#9 Kaycee, Wyoming

The Old West seems a tangible thing in Kaycee. The red rock buttes and rolling grasslands look just as they must have 150 years ago. A little east of Kaycee, you can still see segments of the Bozeman Trail, which connected the Oregon Trail to the Montana
gold mines.

The ranching town, population 263, plans to celebrate its centennial this summer, beginning with a barbecue and concert on July 20, when residents will display items that will be placed inside the town’s time capsule.

The main event on August 10 will feature a parade, a Sheepherders Rodeo at Harold Jarrard Park and another concert.

When you visit Kaycee, keep in mind that today’s peaceful scenery belies the area’s bloody past.

Old Fort Reno was established as Fort Connor in 1865 to protect Bozeman Trail travelers from Indians.

The Johnson County War, one of the most significant and still controversial range wars in the Old West, raged in the area in 1892.

And not far west of Kaycee is Hole-in-the-Wall Country, where legendary outlaws Butch Cassidy, the Sundance Kid and the rest of the gang once hid out.  (Local lore has it that Cassidy was a good neighbor and trustworthy friend.)

The region’s first homesteader set up his ranch along the Powder River.

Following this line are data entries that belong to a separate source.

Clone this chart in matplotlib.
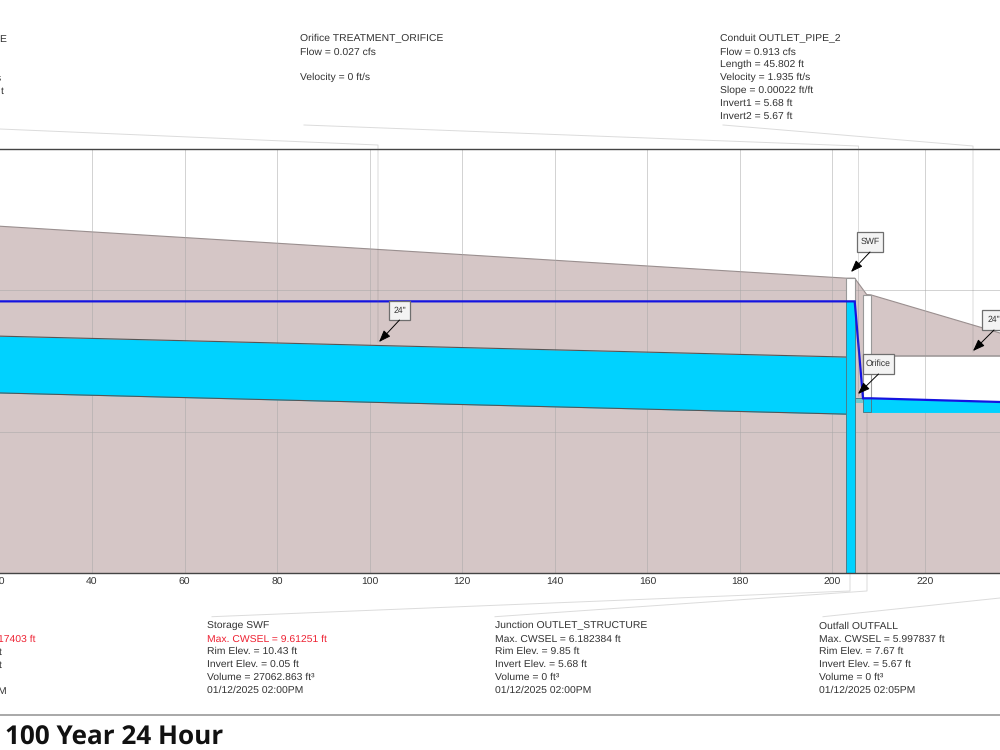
import matplotlib
matplotlib.use("Agg")
import matplotlib.pyplot as plt
from matplotlib.patches import Rectangle

plt.rcParams["text.hinting"] = "no_hinting"
plt.rcParams["text.hinting_factor"] = 8

# ---- profile data (station ft, elevation ft)
ground_x = [19.9, 203.0, 204.8, 207.4, 208.3, 236.2]
ground_y = [12.27, 10.43, 10.43, 9.85, 9.84, 8.49]
pipe1_x = [19.9, 203.0]
pipe1_crown = [8.38, 7.64]
pipe1_invert = [6.37, 5.62]
pipe2_x = [208.3, 236.2]
pipe2_crown = [7.68, 7.68]
pipe2_invert = [5.68, 5.68]
pipe2_water = [6.18, 6.05]
hgl_x = [19.9, 203.0, 204.8, 206.6, 208.3, 236.2]
hgl_y = [9.61, 9.61, 9.61, 6.18, 6.18, 6.05]
storage_x = [203.0, 204.8]
storage_rim, storage_water, storage_invert = 10.43, 9.61, 0.0
junction_x = [206.6, 208.3]
junction_rim, junction_water, junction_invert = 9.85, 6.18, 5.68
orifice_x = [204.8, 206.6]
orifice_y = [6.03, 6.18]
x_ticks = list(range(20, 241, 20))
y_grid = [5, 10]

# ---- annotation text
blocks = [
    (299.5, 38, ["Orifice TREATMENT_ORIFICE", "Flow = 0.027 cfs", "", "Velocity = 0 ft/s"], None),
    (719.5, 38, ["Conduit OUTLET_PIPE_2", "Flow = 0.913 cfs", "Length = 45.802 ft",
                 "Velocity = 1.935 ft/s", "Slope = 0.00022 ft/ft", "Invert1 = 5.68 ft",
                 "Invert2 = 5.67 ft"], None),
    (207, 625, ["Storage SWF", "Max. CWSEL = 9.61251 ft", "Rim Elev. = 10.43 ft",
                "Invert Elev. = 0.05 ft", "Volume = 27062.863 ft³", "01/12/2025 02:00PM"], 1),
    (495, 625, ["Junction OUTLET_STRUCTURE", "Max. CWSEL = 6.182384 ft", "Rim Elev. = 9.85 ft",
                "Invert Elev. = 5.68 ft", "Volume = 0 ft³", "01/12/2025 02:00PM"], None),
    (819, 625, ["Outfall OUTFALL", "Max. CWSEL = 5.997837 ft", "Rim Elev. = 7.67 ft",
                "Invert Elev. = 5.67 ft", "Volume = 0 ft³", "01/12/2025 02:05PM"], None),
]
cut_off = [(6, 38, "E", "#333333"), (1, 77, "s", "#333333"), (4, 90, "t", "#333333"),
           (35, 638, "17403 ft", "#ee2233"), (2, 651, "t", "#333333"),
           (2, 664, "t", "#333333"), (6, 690, "M", "#333333")]
leaders = [
    ([0, 378, 378], [129, 145, 342]),
    ([304, 858.5, 858.5], [125, 146, 396]),
    ([723, 973, 973], [125, 146, 352]),
    ([212, 850, 850], [616.7, 591, 573]),
    ([495, 867, 867], [616.7, 591, 414]),
    ([823, 1000], [616.7, 598]),
]
# text, box left, box top, box width, box height, arrow tip
callouts = [
    ("SWF", 857, 232, 26, 20, (851, 272)),
    ('24"', 389, 301, 21, 19, (379, 342)),
    ('24"', 982, 310, 24, 20, (973, 351)),
    ("Orifice", 863, 354, 31, 20, (858, 394)),
]

GROUND = "#d5c6c6"
CYAN = "#00d2ff"
BLUE = "#1414e0"
EDGE = "#4a7f8a"
TXT = "#333333"
FONT = "Liberation Sans"
FS = 7.5

fig = plt.figure(figsize=(10, 7.5), dpi=100, facecolor="white")
ax = fig.add_axes([-0.001, (750 - 573) / 750, 1.001, (573 - 149) / 750])

# ground with the void of the open outlet pipe left out
ax.fill_between(ground_x, 0, ground_y, color=GROUND, lw=0, zorder=1)
ax.plot(ground_x, ground_y, color="#9a8f8f", lw=0.8, zorder=1.2)
ax.fill_between(pipe2_x, pipe2_invert, pipe2_crown, color="white", lw=0, zorder=1.1)

# grid over the ground, under the water
ax.set_xticks(x_ticks)
ax.set_yticks(y_grid)
ax.set_yticklabels([])
ax.set_xlim(19.904, 236.2)
ax.set_ylim(0, 15)
ax.grid(True, color="#a8a8a8", lw=0.6, alpha=0.6, zorder=2)
ax.set_axisbelow(False)
for g in ax.get_xgridlines() + ax.get_ygridlines():
    g.set_zorder(2)
ax.tick_params(axis="both", length=0)
ax.tick_params(axis="x", pad=3, labelsize=FS, labelcolor=TXT)
for lab in ax.get_xticklabels():
    lab.set_fontfamily(FONT)
for s in ("left", "right"):
    ax.spines[s].set_visible(False)
for s in ("top", "bottom"):
    ax.spines[s].set_color("#444444")
    ax.spines[s].set_linewidth(1.0)
    ax.spines[s].set_zorder(8)

# conduits
ax.fill_between(pipe1_x, pipe1_invert, pipe1_crown, color=CYAN, lw=0, zorder=3)
ax.plot(pipe1_x, pipe1_crown, color="#555555", lw=0.8, zorder=3.2)
ax.plot(pipe1_x, pipe1_invert, color="#555555", lw=0.8, zorder=3.2)
ax.fill_between(pipe2_x, pipe2_invert, pipe2_water, color=CYAN, lw=0, zorder=3)
ax.plot(pipe2_x, pipe2_crown, color="#a09a9a", lw=1.2, zorder=3.2)

# storage node, junction node, orifice
for (x0, x1), rim, water, inv in [(storage_x, storage_rim, storage_water, storage_invert),
                                  (junction_x, junction_rim, junction_water, junction_invert)]:
    ax.add_patch(Rectangle((x0, water), x1 - x0, rim - water, fc="white", ec="#999999", lw=0.8, zorder=4))
    ax.add_patch(Rectangle((x0, inv), x1 - x0, water - inv, fc=CYAN, ec=EDGE, lw=0.7, zorder=4))
ax.fill_between(orifice_x, orifice_y[0], orifice_y[1], color="#6fc7cf", lw=0, zorder=3.5)
ax.plot(orifice_x, [orifice_y[1]] * 2, color=EDGE, lw=0.7, zorder=3.6)

# hydraulic grade line
ax.plot(hgl_x, hgl_y, color=BLUE, lw=1.6, zorder=6, solid_joinstyle="miter")

# overlay in picture coordinates for the report-style annotations
ov = fig.add_axes([0, 0, 1, 1], facecolor="none")
ov.set_xlim(0, 1000)
ov.set_ylim(750, 0)
ov.axis("off")

for xs, ys in leaders:
    ov.plot(xs, ys, color="#666666", alpha=0.23, lw=0.7, zorder=1)

ov.plot([0, 1000], [715, 715], color="#a8a8a8", lw=1.4, zorder=1)

line_h = 12.95
for x, y, lines, red in blocks:
    for i, s in enumerate(lines):
        ov.text(x, y + 3.5 + i * line_h, s, family=FONT, fontsize=FS, va="baseline", ha="left",
                color="#ee2233" if red == i else TXT)
for x, y, s, c in cut_off:
    ov.text(x, y + 3.5, s, family=FONT, fontsize=FS, va="baseline", ha="right", color=c)

for s, bx, by, bw, bh, tip in callouts:
    ov.add_patch(Rectangle((bx, by), bw, bh, fc="#f3f3f3", ec="#6e6e6e", lw=0.9, zorder=6))
    ov.text(bx + bw / 2, by + bh / 2, s, family=FONT, fontsize=6.2, color=TXT,
            ha="center", va="center", zorder=7)
    ov.annotate("", xy=tip, xytext=(bx + bw / 2, by + bh), zorder=7,
                arrowprops=dict(arrowstyle="-|>,head_length=0.8,head_width=0.3", color="black",
                                lw=0.7, shrinkA=0, shrinkB=0, mutation_scale=9))

ov.text(5, 738, "100 Year 24 Hour", family="Open Sans", fontweight="bold", fontsize=18.8,
        va="center", ha="left", color="#111111")

fig.savefig("out.png", dpi=100)
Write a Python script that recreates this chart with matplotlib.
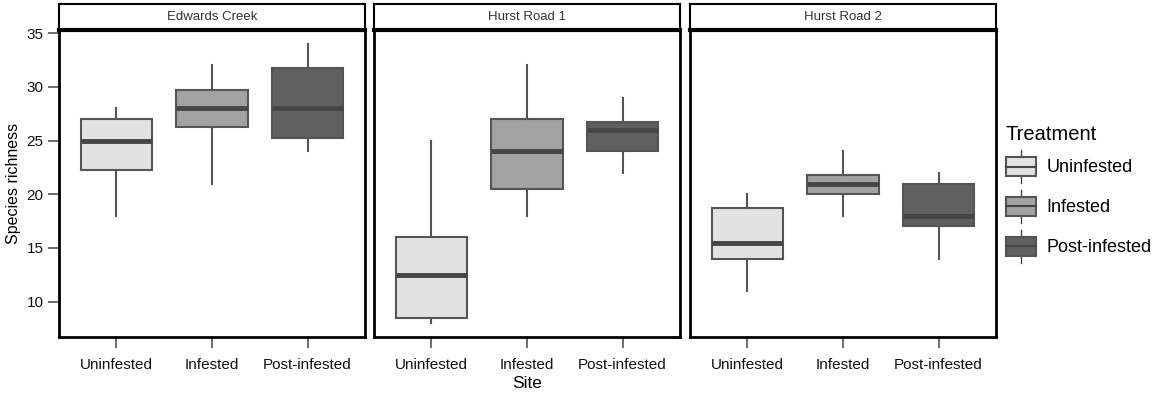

His brand was KC.

Before long the area needed a post office. Residents wanted KC, but the government required them to spell it out.

Kaycee’s City Hall, which now serves as the town library, is the oldest building in town (it was originally built about a quarter mile west of town and later moved to its present location). Its walls are made of hand-hewn logs nearly two feet thick.

The oldest building actually constructed in town is the Gordon Ellis house, a log cabin behind the Red Horse Station. Because goats were once kept in it, everyone knows it these days as the “Goat House.”

The town’s first store was the Powder River Commercial Company, established in 1897. That building is now Grange Hall.

The good folks at Hoofprints of the Past Museum offer tours to historic places in the region, including the site of Nate Champion’s shoot-out, Hole-in-the-Wall, the Outlaw Caves and the Dull Knife Battle site. Be sure to plan your visit to Kaycee accordingly though, as the museum is open only from Memorial Day weekend through October.